The End of the Road: Your Three Lease-End Options
As your lease term comes to a close, you have three primary paths you can take. It’s wise to start thinking about this about 90 days before your final payment.
- Return the Vehicle. This is the most straightforward option. You’ll schedule a pre-inspection to assess for any excess wear and tear, make any necessary repairs, and then simply hand the keys over to the dealer. You’ll pay any remaining fees for mileage overages or damages, and then you can walk away.
- Buy the Vehicle. Your lease contract will specify a “buyout price,” which is the residual value plus any applicable fees. If you love the car, have taken great care of it, and its market value is higher than the buyout price, this can be a smart financial move. You can pay cash or secure a loan to purchase it.
- Trade It In. You can often “trade in” your leased vehicle for a new lease or purchase from the same or a different brand. If your car is worth more than its residual value (you have “lease equity”), you can apply that positive equity toward your next vehicle, effectively using it as a down payment.
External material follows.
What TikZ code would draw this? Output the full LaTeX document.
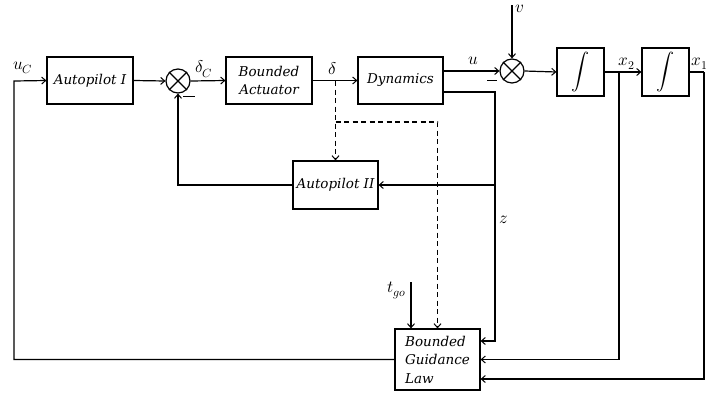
\documentclass[tikz,border=0pt]{standalone}
\usepackage{fontspec}
\usepackage{unicode-math}
\setmathfont{Latin Modern Math}
\newfontfamily\boxfont{DejaVu Serif}
\usetikzlibrary{arrows.meta,calc}
\begin{document}
\begin{tikzpicture}[x=1pt,y=-1pt,
  line width=1.2pt,
  >={Straight Barb[length=4pt,width=7pt,line width=1pt]},
  blk/.style={draw,rectangle,inner sep=2pt,font=\boxfont\fontsize{13.5}{18.5}\selectfont\itshape,align=center},
  sumc/.style={draw,circle,minimum size=24pt,inner sep=0pt},
  lbl/.style={font=\fontsize{17}{19}\selectfont,inner sep=1pt},
  dsh/.style={dashed,dash pattern=on 5pt off 3.5pt}]
\useasboundingbox (0,0) rectangle (712,394);
% blocks
\node[blk,minimum width=86pt,minimum height=47pt] (ap1) at (90,80.5) {Autopilot I};
\node[sumc] (s1) at (178,81) {};
\draw (s1.north west) -- (s1.south east) (s1.north east) -- (s1.south west);
\node[blk,minimum width=86pt,minimum height=47pt] (act) at (269,80.5) {Bounded\\Actuator};
\node[blk,minimum width=85pt,minimum height=47pt] (dyn) at (400.5,80.5) {Dynamics};
\node[sumc] (s2) at (512,71) {};
\draw (s2.north west) -- (s2.south east) (s2.north east) -- (s2.south west);
\node[blk,minimum width=47pt,minimum height=48pt,font=\fontsize{18}{22}\selectfont] (i1) at (580.5,72) {$\displaystyle\int$};
\node[blk,minimum width=47pt,minimum height=48pt,font=\fontsize{18}{22}\selectfont] (i2) at (665.5,72) {$\displaystyle\int$};
\node[blk,minimum width=85pt,minimum height=48pt] (ap2) at (335.5,185) {Autopilot II};
\node[blk,minimum width=85pt,minimum height=61pt,align=left] (gl) at (437.5,359.5) {Bounded\\Guidance\\Law};
% coordinates
\coordinate (cL) at (14,81);
\coordinate (b1) at (335.5,81);
\coordinate (d1) at (335.5,122);
\coordinate (zt) at (495,92);
\coordinate (zk) at (495,341);
\coordinate (x2c) at (619,72);
\coordinate (x1c) at (704,72);
\coordinate (x1k) at (704,379);
\coordinate (vt) at (512,5);
\coordinate (tg) at (411,282);
% connectors
\draw[->] (gl.west) -| (cL) -- (ap1.west);
\draw[->] (ap1.east) -- (s1.west);
\draw[->] (s1.east) -- (act.west);
\draw[->] (act.east) -- (dyn.west);
\draw[->,dsh] (b1) -- (ap2.north);
\draw[->,dsh] (d1) -| (gl.north);
\draw[->] (dyn.east |- s2.west) -- (s2.west);
\draw[->] (dyn.east |- zt) -- (zt) -- (zk) -- (gl.east |- zk);
\draw[->] (zt |- ap2.east) -- (ap2.east);
\draw[->] (ap2.west) -| (s1.south);
\draw[->] (vt) -- (s2.north);
\draw[->] (s2.east) -- (i1.west);
\draw[->] (i1.east) -- (i2.west);
\draw[->] (x2c) |- (gl.east);
\draw (i2.east) -- (x1c);
\draw[->] (x1c) -- (x1k) -- (gl.east |- x1k);
\draw[->] (tg) -- (tg |- gl.north);
% minus signs
\draw[line width=0.8pt] (183,96) -- (195,96);
\draw[line width=0.8pt] (487,80) -- (497,80);
% labels
\node[lbl] (luc) at (23,68) {$u_C$};
\node[lbl] (ldc) at (204,69) {$\delta_C$};
\node[lbl] (ld) at (333,69) {$\delta$};
\node[lbl] (lu) at (473,61) {$u$};
\node[lbl] (lv) at (520,9) {$v$};
\node[lbl] (lx2) at (627,64) {$x_2$};
\node[lbl,anchor=west] (lx1) at (690,64) {$x_1$};
\node[lbl] (lz) at (504,220) {$z$};
\node[lbl] (ltg) at (397,290) {$t_{go}$};
\end{tikzpicture}
\end{document}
Frequently Asked Questions
Can I end a car lease early?
Yes, but it is almost always very expensive. You’ll typically be responsible for the remaining payments or a hefty early termination fee. It’s best to plan on completing the full term of your lease.
What is GAP insurance and do I need it for a lease?
GAP (Guaranteed Asset Protection) insurance covers the “gap” between what your car is worth and what you still owe on the lease if it’s totaled or stolen. Most lease agreements require it and often include it in the monthly payment.
What happens if I go over my mileage limit?
You will pay a penalty for each mile you drive over the agreed-upon limit in your contract. This fee, typically between $0.15 and $0.25 per mile, is charged when you return the vehicle at the end of the lease.
Does leasing a car build my credit?
Yes, it does. A car lease is a form of credit, just like a loan. Making your payments on time every month will be reported to the credit bureaus and can help improve your credit score over time.